As discussed above, economic data are noisy in part because of statistical quirks, but the economy itself is also subject to transitory fluctuations. When we try to measure economic output writ large, we must be mindful that broad aggregates like GDP encompass many different components, some of which contain useful information about the future and some of which do not.
A historical review of the different components of GDP, for example, can give us a better sense of which components are transitory and which tend to be persistent indicators of economic growth. Within GDP, inventory investment bounces around without a clear longer-term trend, as shown in Figure 8, with performance in any given quarter not telling us much about the likely performance in the next quarter. Figure 8 also shows personal consumption, which tells a different story. Personal consumption is about half as volatile as inventory investment and tends to be much more persistent.
One way to make use of this observation is to focus not on the growth rate of GDP as a whole but on the growth rate of personal consumption and fixed investment – a combination called private domestic final purchases (PDFP). Analysis by the Council of Economic Advisers has found those two components of GDP to be the most stable, which means that they are the best predictors of GDP over the next quarter or the next year. (GDO is a more accurate measure of what economic performance actually was in the current quarter, complete with true transitory shocks like weather.)
As shown in Figure 9, GDP growth in the first quarter of 2014 was negative, in part because of bad weather. PDFP growth also slowed in the same quarter because of the rough winter, but to a lesser extent than GDP growth did. In the second quarter of 2014, there was a large rebound in GDP growth, but a smaller bounce-back in PDFP because it is a more stable measure of the underlying trend in the economy. In general, PDFP is a more stable, less volatile measure because it contains more of the signal of underlying trends in the economy, while GDP picks up more of the noise. As a result, PDFP is a better predictor of future economic performance than current-quarter GDP.

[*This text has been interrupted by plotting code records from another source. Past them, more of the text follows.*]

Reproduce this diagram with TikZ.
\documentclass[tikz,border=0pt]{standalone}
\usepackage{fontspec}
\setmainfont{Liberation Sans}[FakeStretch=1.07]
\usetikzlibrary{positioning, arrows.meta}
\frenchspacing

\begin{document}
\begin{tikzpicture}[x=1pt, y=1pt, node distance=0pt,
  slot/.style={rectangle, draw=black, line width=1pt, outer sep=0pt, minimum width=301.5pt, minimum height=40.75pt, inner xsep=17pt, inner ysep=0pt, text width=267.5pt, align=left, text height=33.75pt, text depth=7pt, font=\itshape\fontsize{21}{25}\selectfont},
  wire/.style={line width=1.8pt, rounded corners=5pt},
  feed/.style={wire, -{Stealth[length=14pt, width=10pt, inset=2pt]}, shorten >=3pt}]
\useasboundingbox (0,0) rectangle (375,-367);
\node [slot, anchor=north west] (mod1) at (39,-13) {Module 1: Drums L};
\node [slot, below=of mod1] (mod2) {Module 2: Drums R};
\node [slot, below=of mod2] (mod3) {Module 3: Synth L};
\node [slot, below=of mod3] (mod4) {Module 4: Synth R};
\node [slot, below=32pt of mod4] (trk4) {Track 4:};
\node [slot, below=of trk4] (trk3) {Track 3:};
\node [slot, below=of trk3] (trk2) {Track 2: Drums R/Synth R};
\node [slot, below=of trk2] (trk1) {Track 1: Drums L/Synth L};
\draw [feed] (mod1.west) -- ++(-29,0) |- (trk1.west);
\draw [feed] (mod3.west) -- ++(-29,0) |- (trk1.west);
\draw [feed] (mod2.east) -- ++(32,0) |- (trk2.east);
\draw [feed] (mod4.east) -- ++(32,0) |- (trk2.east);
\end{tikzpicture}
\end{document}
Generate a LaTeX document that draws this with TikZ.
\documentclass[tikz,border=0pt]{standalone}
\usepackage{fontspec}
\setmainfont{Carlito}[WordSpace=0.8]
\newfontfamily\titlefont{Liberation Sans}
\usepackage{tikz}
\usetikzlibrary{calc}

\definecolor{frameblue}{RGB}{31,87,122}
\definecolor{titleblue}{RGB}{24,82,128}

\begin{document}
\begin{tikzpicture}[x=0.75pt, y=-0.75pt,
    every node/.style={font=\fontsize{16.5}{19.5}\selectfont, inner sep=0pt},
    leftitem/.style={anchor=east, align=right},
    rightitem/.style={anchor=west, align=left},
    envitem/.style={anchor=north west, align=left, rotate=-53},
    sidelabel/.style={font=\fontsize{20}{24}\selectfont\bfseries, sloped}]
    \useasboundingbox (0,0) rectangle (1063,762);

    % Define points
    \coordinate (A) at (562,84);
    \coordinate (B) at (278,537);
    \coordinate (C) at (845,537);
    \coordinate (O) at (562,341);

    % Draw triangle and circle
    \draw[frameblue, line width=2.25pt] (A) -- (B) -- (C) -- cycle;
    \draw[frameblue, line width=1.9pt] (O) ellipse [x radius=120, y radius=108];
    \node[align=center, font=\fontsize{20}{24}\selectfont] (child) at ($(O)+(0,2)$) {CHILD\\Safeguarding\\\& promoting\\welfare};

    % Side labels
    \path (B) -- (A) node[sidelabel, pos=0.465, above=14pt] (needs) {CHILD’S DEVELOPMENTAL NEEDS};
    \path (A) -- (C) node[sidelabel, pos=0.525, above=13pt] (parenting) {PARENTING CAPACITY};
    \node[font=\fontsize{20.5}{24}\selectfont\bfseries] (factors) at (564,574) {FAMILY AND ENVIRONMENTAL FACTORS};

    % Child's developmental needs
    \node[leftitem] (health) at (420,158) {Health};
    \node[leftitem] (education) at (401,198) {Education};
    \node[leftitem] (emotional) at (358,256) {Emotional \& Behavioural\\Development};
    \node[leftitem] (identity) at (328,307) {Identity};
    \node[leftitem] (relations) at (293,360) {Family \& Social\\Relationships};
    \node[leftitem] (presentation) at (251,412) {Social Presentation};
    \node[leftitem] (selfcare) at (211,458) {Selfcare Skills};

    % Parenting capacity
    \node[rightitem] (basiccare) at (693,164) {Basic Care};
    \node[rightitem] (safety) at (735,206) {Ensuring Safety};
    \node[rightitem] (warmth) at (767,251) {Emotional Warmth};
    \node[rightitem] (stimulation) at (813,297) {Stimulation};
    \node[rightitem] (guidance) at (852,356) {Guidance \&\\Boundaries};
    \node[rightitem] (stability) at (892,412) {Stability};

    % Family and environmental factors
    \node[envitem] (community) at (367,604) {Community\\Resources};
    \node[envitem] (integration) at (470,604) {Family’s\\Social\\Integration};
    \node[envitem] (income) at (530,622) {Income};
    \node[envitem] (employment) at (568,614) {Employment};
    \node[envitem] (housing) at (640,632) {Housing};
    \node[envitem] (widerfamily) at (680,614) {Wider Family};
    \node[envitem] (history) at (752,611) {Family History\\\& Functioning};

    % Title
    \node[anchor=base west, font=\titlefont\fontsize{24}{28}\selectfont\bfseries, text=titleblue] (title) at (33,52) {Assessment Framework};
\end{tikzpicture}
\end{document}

It's pretty clear that the most reliable long-term economic analysis comes from looking across many samples, time periods, measurements and concepts and avoiding putting too much emphasis on any single piece of information. This is difficult when even a casual observer faces a deluge of economic data.
It's important not to overstate the precision we can derive even from a careful reading of these inherently imperfect measures, given the level of uncertainty and volatility in the economy. But by taking a holistic view of economic data and considering each new report in the context of other data as they become available, it is possible to get a much deeper, and more accurate, understanding of what's really happening.